Quando lo rivela a sua moglie, i suoi occhi per la prima volta nudi, fissi in una voragine di panico, gonfi di un rimpianto straziante, ci annientano.

Ma The Man in the High Castle va guardata fino in fondo anche per poter assistere alle evoluzioni che interessano, parallelamente, Frank e Kido. Il primo è un artista che ripiega su un lavoro come operaio, con una personalità inesistente all’ombra della fidanzata Juliana: non gli importa di prendere una posizione e il terrore che guida ogni sua (non) scelta lo costringe a rinnegare le sue origini ebraiche. Il secondo è un inflessibile e spietato ispettore capo giapponese, ligio solo ed esclusivamente al suo dovere nei confronti dell’Impero. Le loro strade si incontrano per la prima volta quando Kido lo arresta e poi fa uccidere i suoi familiari, innescando in Frank un tarlo che comincia a scavare nella sua indole inconsistente, fino a trovare la sua vera voce, a lungo sopita.

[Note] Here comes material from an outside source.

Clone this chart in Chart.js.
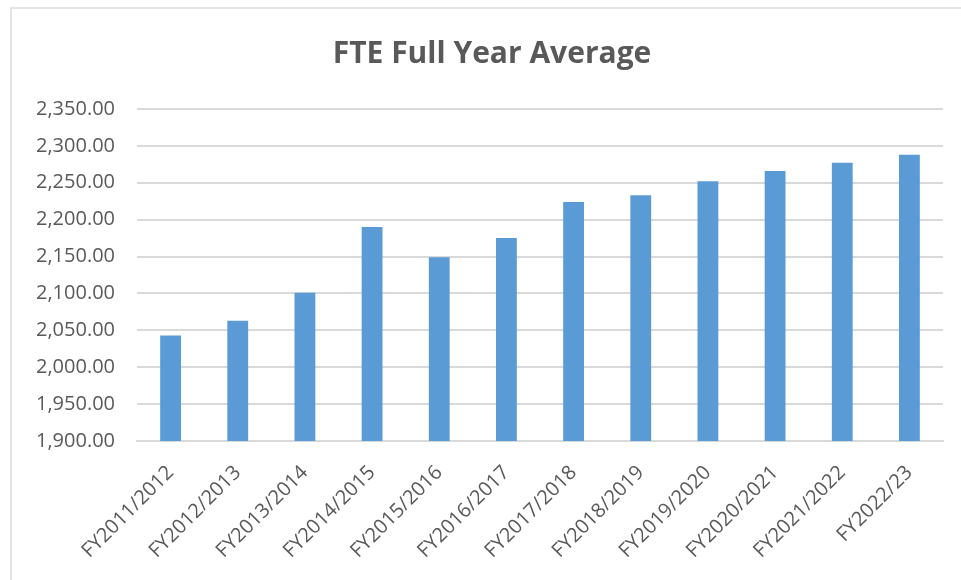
<!DOCTYPE html>
<html>
<head>
<meta charset="utf-8">
<script src="https://cdn.jsdelivr.net/npm/chart.js@4.4.1/dist/chart.umd.min.js"></script>
<style>
    html, body { margin: 0; padding: 0; background: #fff; }
    #wrap { position: relative; width: 961px; height: 580px; }
    #frame {
        position: absolute; left: 10px; top: 7px; right: 0; bottom: 0;
        border-left: 2px solid #e3e3e3; border-top: 2px solid #e3e3e3;
        pointer-events: none;
    }
</style>
</head>
<body>
<div id="wrap">
    <canvas id="chart_fte" width="961" height="580"></canvas>
    <div id="frame"></div>
</div>
<script>
// datos
var categorias = ['FY2011/2012', 'FY2012/2013', 'FY2013/2014', 'FY2014/2015', 'FY2015/2016', 'FY2016/2017',
    'FY2017/2018', 'FY2018/2019', 'FY2019/2020', 'FY2020/2021', 'FY2021/2022', 'FY2022/23'];
var fte_promedio = [2043, 2063, 2101, 2190, 2149, 2175, 2224, 2233, 2252, 2266, 2277, 2288];
var eje_y = { min: 1900, max: 2350, paso: 50 };
var titulo = 'FTE Full Year Average';

var gris = '#595959';
var fuente = "'Open Sans', 'Noto Sans', sans-serif";

// titulo centrado en el marco del grafico (no en el area de barras), como Excel
var tituloExcel = {
    id: 'tituloExcel',
    afterDraw: function(chart) {
        var ctx = chart.ctx;
        ctx.save();
        ctx.font = 'bold 30px ' + fuente;
        ctx.fillStyle = gris;
        ctx.textAlign = 'center';
        ctx.textBaseline = 'middle';
        ctx.fillText(titulo, 492, 54);
        ctx.restore();
    }
};

var datos = {
    labels: categorias,
    datasets: [{
        label: titulo,
        data: fte_promedio,
        backgroundColor: '#5b9bd5',
        categoryPercentage: 1,
        barPercentage: 0.31
    }]
};

var canvas = document.getElementById('chart_fte').getContext('2d');
window.barras = new Chart(canvas, {
    type: 'bar',
    data: datos,
    plugins: [tituloExcel],
    options: {
        responsive: false,
        animation: false,
        layout: { padding: { left: 0, right: 18, top: 109, bottom: 0 } },
        plugins: {
            legend: { display: false },
            tooltip: { enabled: false },
            title: { display: false }
        },
        scales: {
            x: {
                grid: { display: false, drawTicks: false },
                border: { display: true, color: '#d9d9d9', width: 2 },
                ticks: {
                    color: gris,
                    font: { family: fuente, size: 20 },
                    maxRotation: 45,
                    minRotation: 45,
                    padding: 20,
                    autoSkip: false
                },
                afterFit: function(scale) { scale.height = 139; }
            },
            y: {
                min: eje_y.min,
                max: eje_y.max,
                grid: { color: '#d9d9d9', lineWidth: 2, drawTicks: false },
                border: { display: false },
                ticks: {
                    stepSize: eje_y.paso,
                    color: gris,
                    padding: 22,
                    font: { family: fuente, size: 20 },
                    callback: function(v) {
                        return v.toLocaleString('en-US', { minimumFractionDigits: 2, maximumFractionDigits: 2 });
                    }
                },
                afterFit: function(scale) { scale.width = 137; }
            }
        }
    }
});
</script>
</body>
</html>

I due percorsi si allontanano per tornare a sfiorarsi incessantemente, in un gioco al gatto e al topo in cui i ruoli di preda e bracconiere si scambiano senza sosta fino al tragico epilogo, che è uno dei momenti più alti dell’intera serie: quando Kido lo cattura, i due antagonisti si concedono il loro primo, trasparente dialogo. Un sole morente illumina il viso fiero e sfregiato di Frank, dritto sulla propria ritrovata corteccia morale: non teme più la morte, non ora che è un uomo libero. La stessa luce indugia sul volto di Kido, gravato dall’onore di una responsabilità che non concede debolezze. E come in una tragedia greca in cui ogni attore assume spontaneamente la posizione che il copione gli ha assegnato, i due immensi personaggi si adagiano eleganti nei rispettivi ruoli.

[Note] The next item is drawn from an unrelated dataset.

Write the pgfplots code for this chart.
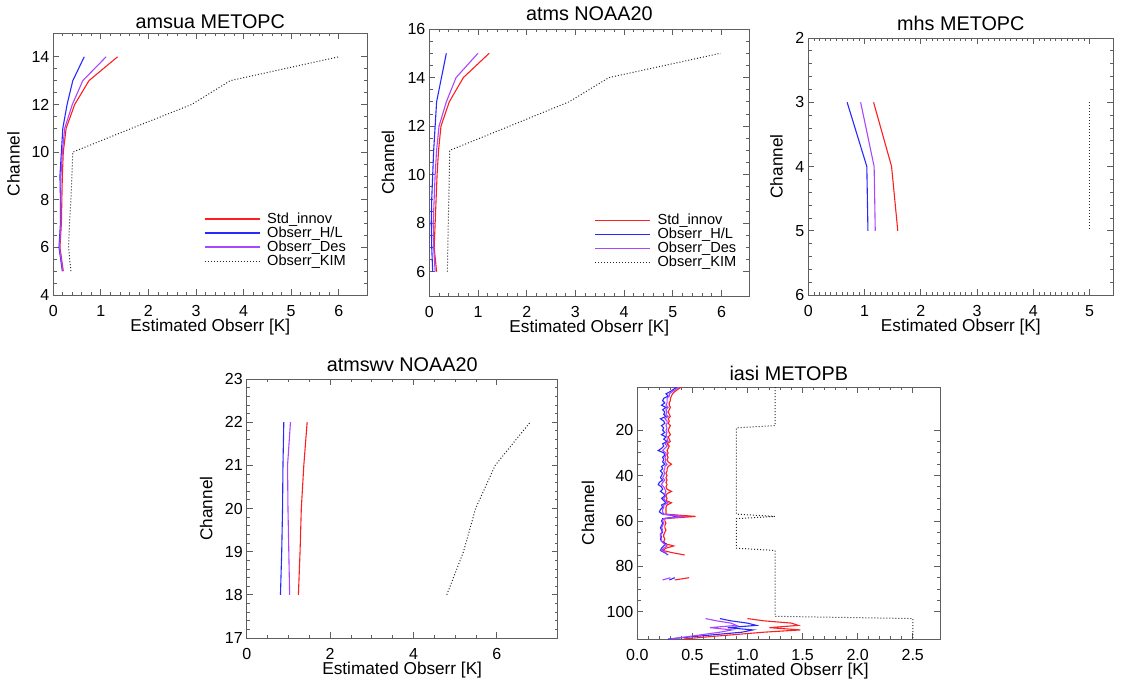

Mentre Kido indossa l’uniforme ed estrae la spada, Frank si inginocchia sul suolo di un ex campo di concentramento americano per pronunciare in ebraico le parole di una preghiera.

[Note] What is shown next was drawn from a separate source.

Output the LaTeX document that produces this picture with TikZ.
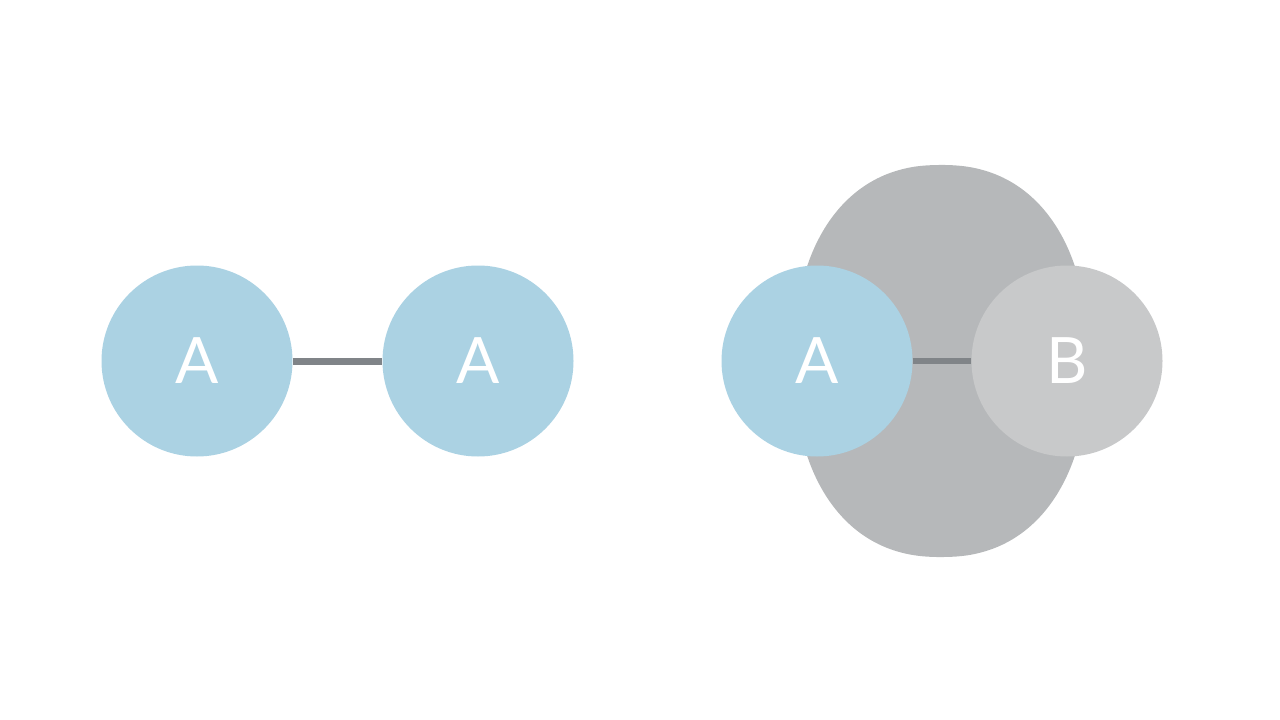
\documentclass[tikz,border=0pt]{standalone}
\usepackage{fontspec}
\setmainfont{Lato}
\usetikzlibrary{positioning}
\definecolor{atomblue}{RGB}{171,210,227}
\definecolor{atomgrey}{RGB}{200,201,202}
\definecolor{cloudgrey}{RGB}{182,184,186}
\definecolor{bondgrey}{RGB}{128,132,136}
\tikzset{%
	atom/.style={
		circle,
		draw=none,
		inner sep=0pt,
		minimum size=191pt,
		text=white,
		font=\fontsize{64}{64}\selectfont
	},
	atom-A/.style={ fill=atomblue },
	atom-B/.style={ fill=atomgrey },
	bond/.style={ draw=bondgrey, line width=7pt },
}

\begin{document}
\begin{tikzpicture}[x=1pt, y=-1pt]
\useasboundingbox (0,0) rectangle (1280,720);

% electron cloud
\fill[cloudgrey] plot[domain=1:361, samples=121, smooth cycle]
	({941+147*sign(cos(\x))*pow(abs(cos(\x)),0.88)},
	 {361+196*sign(sin(\x))*pow(abs(sin(\x)),0.88)});

% atoms
\node[atom, atom-A] (left-1) at (197,361) {A};
\node[atom, atom-A] (left-2) at (478,361) {A};
\node[atom, atom-A] (right-A) at (817,361) {A};
\node[atom, atom-B] (right-B) at (1067,361) {B};

% bonds
\draw[bond] (left-1) -- (left-2);
\draw[bond, line width=6pt] (right-A) -- (right-B);

\end{tikzpicture}
\end{document}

The Man in the High Castle

Ma Kido da quel confronto uscirà profondamente segnato, e nel suo animo inizierà flebilmente a farsi strada la possibilità che anche altri valori siano degni di orientare le proprie scelte: toccato da questa nuova consapevolezza, riaccoglie suo figlio e suggerisce il ritiro dell’Impero Giapponese dagli Stati Uniti.

“Io penso che col tempo, con abbastanza armi e truppe possiamo piegare questi ribelli, ma il prezzo da pagare sono le anime e il sangue dei figli del Giappone. Un tempo qualunque prezzo mi sembrava giusto. Noi possiamo prevalere, Principessa. Ma io non credo più che dovremmo“.

Il finale di The Man in the High Castle resta fuori dalla bipartizione tra pro e contro di continuare a guardare la serie, perché sebbene la teoria del multiverso avrebbe potuto generare altri e più interessanti sviluppi, l’apertura del portale e il flusso di uomini e donne che lo attraversano ha il significato che ciascuno sceglie di attribuirgli. Ognuno di noi può considerarlo un escamotage non riuscito, addirittura una presa in giro, o più semplicemente una tra la infinite possibili conclusioni naturali di una serie che non è perfetta, ma ci regala picchi di introspezione che la rendono, nonostante tutto, grandiosa.